A cell of emf E and internal resistance r is connected in series with an external resistance nr. Than what will be the ratio of the terminal potential difference to emf, if n=9.

To solve the problem, we need to find the ratio of the terminal potential difference (V_AB) to the electromotive force (EMF, E) of the cell when it is connected in series with an external resistance (nR) and has an internal resistance (r).
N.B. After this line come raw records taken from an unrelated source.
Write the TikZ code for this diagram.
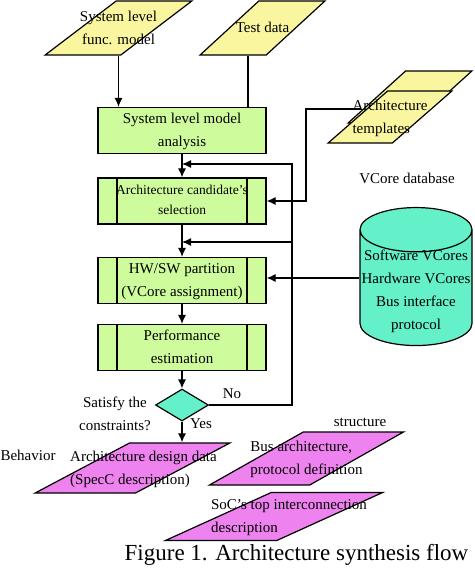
\documentclass[tikz,border=0pt]{standalone}
\usepackage{fontspec}
\setmainfont{Liberation Serif}
\usetikzlibrary{shapes.geometric,arrows.meta}
\definecolor{datayel}{RGB}{250,246,160}
\definecolor{procgrn}{RGB}{206,252,156}
\definecolor{aqua}{RGB}{100,240,200}
\definecolor{outpink}{RGB}{238,130,238}
% text of zero width, so that it does not resize the shape around it
\newcommand{\ztext}[2][c]{\makebox[0pt][c]{\begin{tabular}{@{}#1@{}}#2\end{tabular}}}
\begin{document}
\begin{tikzpicture}[x=1pt, y=-1pt,
    every node/.style={font=\fontsize{15}{23}\selectfont},
    datablk/.style={trapezium, trapezium stretches=true, draw, line width=1.2pt, inner sep=1pt},
    procbox/.style={rectangle, draw, line width=1.2pt, fill=procgrn, minimum width=168, minimum height=46, inner sep=0pt},
    subproc/.style={procbox, path picture={
        \draw[line width=1.2pt] ([xshift=19pt]path picture bounding box.north west) -- ([xshift=19pt]path picture bounding box.south west)
            ([xshift=-19pt]path picture bounding box.north east) -- ([xshift=-19pt]path picture bounding box.south east);}},
    flow/.style={line width=1.2pt, -{Latex[length=9pt,width=8pt]}}]
    \useasboundingbox (0,0) rectangle (474,569);
    % inputs
    \node[datablk, fill=datayel, trapezium left angle=57.5, trapezium right angle=122.5, minimum width=147, minimum height=54] (fm) at (118.5,28) {\ztext{System level\\func. model}};
    \node[datablk, fill=datayel, trapezium left angle=57.5, trapezium right angle=122.5, minimum width=125, minimum height=54] (td) at (262.5,28) {\ztext{Test data}};
    \node[datablk, fill=datayel, trapezium left angle=62.5, trapezium right angle=117.5, minimum width=124, minimum height=52] (tmplbk) at (410,97) {\ztext{\strut}};
    \node[datablk, fill=datayel, trapezium left angle=62.5, trapezium right angle=117.5, minimum width=124, minimum height=52] (tmpl) at (390,117) {\ztext[l]{Architecture\\templates}};
    % flow
    \node[procbox] (sla) at (182,130.5) {\ztext{System level model\\analysis}};
    \node[subproc, font=\fontsize{13.5}{20}\selectfont] (acs) at (182,201) {\ztext{Architecture candidate's\\selection}};
    \node[subproc] (hw) at (182,280.5) {\ztext{HW/SW partition\\(VCore assignment)}};
    \node[subproc] (pe) at (182,347.5) {\ztext{Performance\\estimation}};
    \node[diamond, draw, line width=1.2pt, fill=aqua, minimum width=53, minimum height=32, inner sep=0pt] (dia) at (182,405) {};
    \node (satq) at (115,414) {\ztext{Satisfy the\\constraints?}};
    \node (yes) at (201,424) {Yes};
    \node (no) at (232,394) {No};
    % database
    \node (vcl) at (407,178) {VCore database};
    \node[cylinder, shape border rotate=90, aspect=0.4, draw, line width=1.2pt, fill=aqua, minimum width=112, minimum height=138, inner xsep=1pt, inner ysep=0pt] (db) at (416,290) {\raisebox{-4pt}[0pt][0pt]{\begin{tabular}{@{}c@{}}Software VCores\\Hardware VCores\\Bus interface\\protocol\end{tabular}}};
    % outputs
    \node (beh) at (28,455) {Behavior};
    \node (str) at (360,422) {structure};
    \node[datablk, fill=outpink, trapezium left angle=56.6, trapezium right angle=123.4, minimum width=195, minimum height=50] (add) at (132.5,468) {\ztext[l]{\hspace*{22pt}Architecture design data\\\hspace*{22pt}(SpecC description)}};
    \node[datablk, fill=outpink, trapezium left angle=58.9, trapezium right angle=121.1, minimum width=195, minimum height=53] (bus) at (306.5,458.5) {\ztext[l]{Bus architecture,\\protocol definition}};
    \node[datablk, fill=outpink, trapezium left angle=51.7, trapezium right angle=128.3, minimum width=218, minimum height=43] (soc) at (274,516.5) {\makebox[0pt]{\hspace{30pt}\begin{tabular}{@{}l@{}}SoC's top interconnection\\description\end{tabular}}};
    \node[font=\fontsize{23}{27}\selectfont] (cap) at (296.5,555) {Figure 1. Architecture synthesis flow};
    % connectors
    \coordinate (tdfoot) at ([xshift=-14.5pt]td.south);
    \coordinate (fbtop) at (292,164);
    \coordinate (fbmid) at (292,242);
    \coordinate (tcol) at (306,150);
    \draw[flow] (fm.south) -- (fm.south |- sla.north);
    \draw[flow, -] (tdfoot) -- (tdfoot |- sla.north);
    \draw[flow] (sla) -- (acs);
    \draw[flow] (acs) -- (hw);
    \draw[flow] (hw) -- (pe);
    \draw[flow] (pe) -- (dia);
    \draw[flow] (dia.south) -- (dia.south |- add.north);
    \draw[flow] (dia.east) -| (fbtop) -- (fbtop -| sla.south);
    \draw[flow] (fbmid) -- (fbmid -| acs.south);
    \draw[flow] ([yshift=8pt,xshift=4pt]tmpl.west) -| (tcol) |- (acs.east);
    \draw[flow] ([yshift=12pt]db.west) -- ([yshift=12pt]db.west -| hw.east);
\end{tikzpicture}
\end{document}
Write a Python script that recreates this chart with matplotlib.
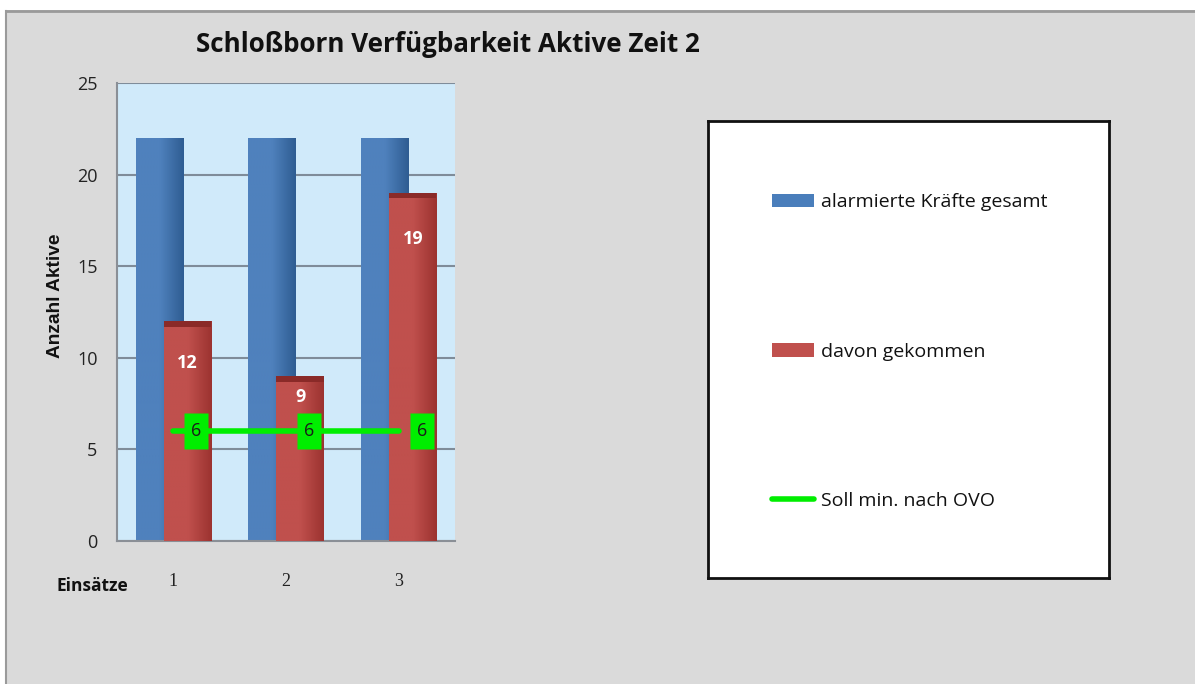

Given that n = 9, we can follow these steps: ### Step-by-Step Solution: 1. **Identify the Total Resistance in the Circuit**: The total resistance (R_total) in the circuit is the sum of the internal resistance (r) and the external resistance (nR). \[ R_{\text{total}} = r + nR = r + 9r = 10r \] 2. **Calculate the Current (I) in the Circuit**: Using Ohm's Law, the current (I) flowing through the circuit can be calculated using the formula: \[ I = \frac{E}{R_{\text{total}}} = \frac{E}{10r} \] 3. **Determine the Potential Drop Across the Internal Resistance**: The potential drop (V_drop) across the internal resistance (r) can be calculated as: \[ V_{\text{drop}} = I \cdot r = \left(\frac{E}{10r}\right) \cdot r = \frac{E}{10} \] 4. **Calculate the Terminal Potential Difference (V_AB)**: The terminal potential difference (V_AB) is given by the EMF minus the potential drop across the internal resistance: \[ V_{AB} = E - V_{\text{drop}} = E - \frac{E}{10} = \frac{10E}{10} - \frac{E}{10} = \frac{9E}{10} \] 5. **Find the Ratio of Terminal Potential Difference to EMF**: Now, we can find the ratio of the terminal potential difference (V_AB) to the EMF (E): \[ \text{Ratio} = \frac{V_{AB}}{E} = \frac{\frac{9E}{10}}{E} = \frac{9}{10} = 0.9 \] ### Final Answer: The ratio of the terminal potential difference to the EMF when n = 9 is **0.9**.